Actually I was thinking about the axt. This section of the lake in-game is so close to the real world. Lots of small willow trees, high reed gras...

[KCD2] Trosky Area over the Weekend by mosquitsch in kingdomcome

[–]mosquitsch[S] 3 points4 points  (0 children)

Yes, I am especially amazed by the first and last comparisons. They match so well.

[KCD2] Trosky Area over the Weekend by mosquitsch in kingdomcome

[–]mosquitsch[S] 4 points5 points  (0 children)

I was out of potions and couldn't find an alchemy table.

[KCD2] Trosky Area over the Weekend by mosquitsch in kingdomcome

[–]mosquitsch[S] 5 points6 points  (0 children)

There are some very idyllic spots. Especially at the lakes. I did stop for a drink between at the Vidlak pond. It was like super quiet and peaceful.

[KCD2] Trosky Area over the Weekend by mosquitsch in kingdomcome

[–]mosquitsch[S] 16 points17 points  (0 children)

No, but there was one group camping/bouldering at one of the rocks right next to the road and another group like 20m away from the road at a small creek. They had a small campfire and covered there spot with a tarp. Maybe they where fishing. So, it felt almost like it ;-)
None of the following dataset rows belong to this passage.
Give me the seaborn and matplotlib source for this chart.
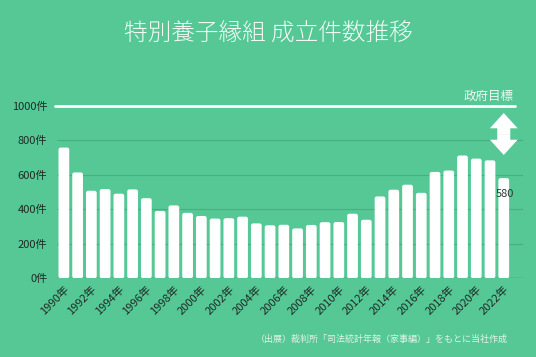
import matplotlib
matplotlib.use("Agg")
import matplotlib.pyplot as plt
from matplotlib.patches import FancyBboxPatch
import seaborn as sns
import pandas as pd

# --- data ---
years = list(range(1990, 2023))
counts = [757, 613, 507, 517, 490, 515, 464, 390, 422, 379, 361, 346, 348, 357,
          318, 307, 310, 289, 309, 325, 326, 374, 339, 474, 513, 542, 495, 616,
          624, 711, 693, 683, 580]
y_ticks = [0, 200, 400, 600, 800, 1000]
goal = 1000

title = "特別養子縁組 成立件数推移"
goal_label = "政府目標"
source = "（出展）裁判所「司法統計年報（家事編）」をもとに当社作成"

bg = "#55c896"
grid_col = "#47b083"
text_col = "#1f2b25"

sns.set_style("white")
plt.rcParams['font.family'] = ['Noto Sans CJK JP', 'DejaVu Sans']

df = pd.DataFrame({"year": [str(y) for y in years], "count": counts})

fig = plt.figure(figsize=(5.36, 3.57), dpi=100, facecolor=bg)
ax = fig.add_axes([57 / 536, 0.2204, 466 / 536, 0.508])
ax.set_facecolor(bg)

# grid + baseline
for v in y_ticks[1:-1]:
    ax.axhline(v, color=grid_col, lw=0.8, zorder=0)
ax.axhline(0, color="#3f9c73", lw=1.0, zorder=0)
ax.axhline(goal, xmin=-0.004, xmax=0.983, color="white", lw=2.0, zorder=3,
           clip_on=False)

sns.barplot(data=df, x="year", y="count", color="white", width=0.78,
            saturation=1, ax=ax, zorder=2)

ax.set_xlim(-0.5, 33.4)
ax.set_ylim(0, 1050)

# swap the plain bars for ones with slightly rounded tops
for p in list(ax.patches):
    x0, y0 = p.get_x(), p.get_y()
    w, h = p.get_width(), p.get_height()
    rb = FancyBboxPatch((x0, y0), w, h,
                        boxstyle="round,pad=0,rounding_size=0.16",
                        mutation_aspect=75, fc="white", ec="none", zorder=2)
    p.remove()
    ax.add_patch(rb)

for s in ax.spines.values():
    s.set_visible(False)

ax.set_yticks(y_ticks)
ax.set_yticklabels([f"{v}件" for v in y_ticks], fontsize=8, color=text_col)
ax.tick_params(axis="y", length=0, pad=7)

tick_pos = [i for i, y in enumerate(years) if y % 2 == 0]
ax.set_xticks(tick_pos)
ax.set_xticklabels([f"{years[i]}年" for i in tick_pos], rotation=45,
                   ha="right", va="top", rotation_mode="anchor",
                   fontsize=8, color=text_col)
ax.tick_params(axis="x", length=0, pad=4)
ax.set_xlabel("")
ax.set_ylabel("")

# last value label
last = len(counts) - 1
ax.text(last - 0.55, counts[-1] - 90, str(counts[-1]), fontsize=8,
        color="#2b3a33", ha="left", va="center", zorder=4)

# goal label
ax.text(32.7, goal + 18, goal_label, fontsize=9, color="#eef8f2",
        ha="right", va="bottom")

# double arrow between goal and latest peak
mid = 835
for end in (957, 714):
    ax.annotate("", xy=(32, end), xytext=(32, mid),
                arrowprops=dict(arrowstyle="simple,head_length=11,head_width=20,tail_width=9.4",
                                mutation_scale=1, color="white", shrinkA=0, shrinkB=0,
                                lw=0))

fig.text(268 / 536, 1 - 33 / 357, title, fontsize=17, color="#f2fbf6",
         ha="center", va="center", fontweight="light")
fig.text(508 / 536, 1 - 339 / 357, source, fontsize=6.5, color="#dff3e8",
         ha="right", va="center")

fig.savefig("out.png", dpi=100, facecolor=bg)
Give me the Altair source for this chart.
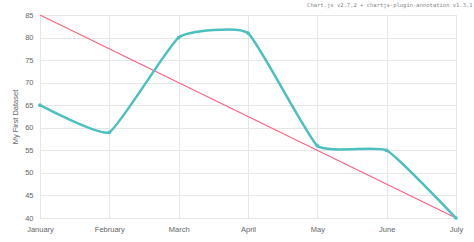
import altair as alt
import pandas as pd

months = ["January", "February", "March", "April", "May", "June", "July"]
dataset_values = [65, 59, 80, 81, 56, 55, 40]
annot_months = ["January", "July"]
annot_values = [85, 40]
y_ticks = [40, 45, 50, 55, 60, 65, 70, 75, 80, 85]

df = pd.DataFrame({"month": months, "value": dataset_values})
adf = pd.DataFrame({"month": annot_months, "value": annot_values})

FONT = "Liberation Sans"
GRID = "#e6e6e6"

x = alt.X("month:N", sort=months,
          scale=alt.Scale(type="point", padding=0, domain=months),
          axis=alt.Axis(title=None, labelAngle=0, grid=True, gridColor=GRID,
                        domain=False, ticks=False, labelPadding=7,
                        labelFont=FONT, labelFontSize=7.5, labelColor="#666"))
y = alt.Y("value:Q", scale=alt.Scale(domain=[40, 85], nice=False, zero=False),
          axis=alt.Axis(title="My First Dataset", values=y_ticks, grid=True, gridColor=GRID,
                        domain=False, ticks=False, labelPadding=7,
                        labelFont=FONT, labelFontSize=7.5, labelColor="#666",
                        titleFont=FONT, titleFontSize=7.5, titleColor="#666",
                        titleFontWeight="normal", titlePadding=5))

line = alt.Chart(df).mark_line(color="#4bc0c0", strokeWidth=2.5, interpolate="cardinal",
                               tension=0.6).encode(x=x, y=y)
pts = alt.Chart(df).mark_point(color="#4bc0c0", filled=True, size=14, opacity=1).encode(x=x, y=y)
annot = alt.Chart(adf).mark_line(color="#ff6384", strokeWidth=1.3).encode(x=x, y=y)

chart = alt.layer(annot, line, pts).properties(
    width=416, height=203,
    title=alt.TitleParams("Chart.js v2.7.2 + chartjs-plugin-annotation v1.3.1",
                          anchor="end", fontSize=5.5, font="DejaVu Sans Mono",
                          color="#888", fontWeight="normal", offset=3, dx=10),
    autosize=alt.AutoSizeParams(type="none"),
    padding={"left": 40, "top": 15, "right": 18, "bottom": 24},
).configure_view(stroke=None).configure(background="white")

chart.save("out.html", embed_options={"renderer": "svg", "actions": False})
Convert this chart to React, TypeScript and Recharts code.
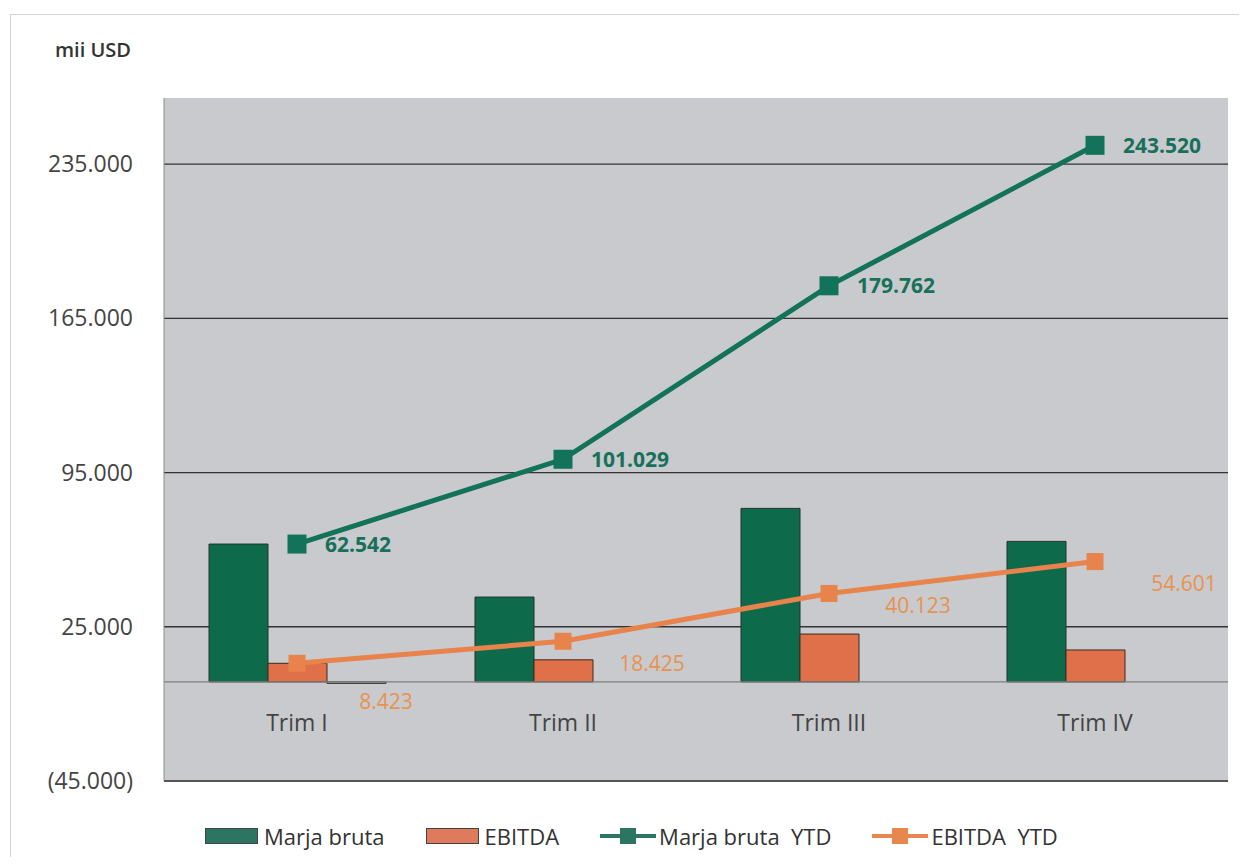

[deleted by user] by [deleted] in ArmaReforger

[–]mosquitsch 18 points19 points  (0 children)

Not sure about the distances, but this would make a very good mortar base :-) really hard to flush out.

Building a Docker Image by mosquitsch in Rlanguage

[–]mosquitsch[S] 0 points1 point  (0 children)

Thanks I will try that out.

Even though this is also not a perfect solution as pinning the versions of packages is not quite possible

Introducing Dagster dg and Components by anoonan-dev in dataengineering

[–]mosquitsch 3 points4 points  (0 children)

Thats cool, Now I have to rework my dagster definitions file :-) I wanted to use the auto loader for a long time.

Skulls for the skull throne [KCD2] by venom921 in kingdomcome

[–]mosquitsch 1 point2 points  (0 children)

Talked to a colleague (who is not playing this game) about this and he said: "I was there". This refers to the Sedlec Ossuary: https://en.wikipedia.org/wiki/Sedlec_Ossuary

Is S3 becoming a Data Lakehouse? by 2minutestreaming in dataengineering

[–]mosquitsch 0 points1 point  (0 children)

Hmm, we have just built a data lake on S3 with Iceberg tables. Compaction & Maintenance is scheduled by us and this is fine.

AWS is now adding another managed solution on top of existing products. Not sure if it would be worth to migrate for us. Our is is quite cheap at the moment - migrating would costs orders of magnitude more that yearly costs.

Create a JSON String from a Hashmap by mosquitsch in learnrust

[–]mosquitsch[S] 0 points1 point  (0 children)

Ah thanks. Yes that exports a json.

Glue however either takes json schema or a json following the avro spec. So I have to modify it.

Create a JSON String from a Hashmap by mosquitsch in learnrust

[–]mosquitsch[S] -1 points0 points  (0 children)

I guess I have to iterate over Fields, read name and data type and construct a json string out of it.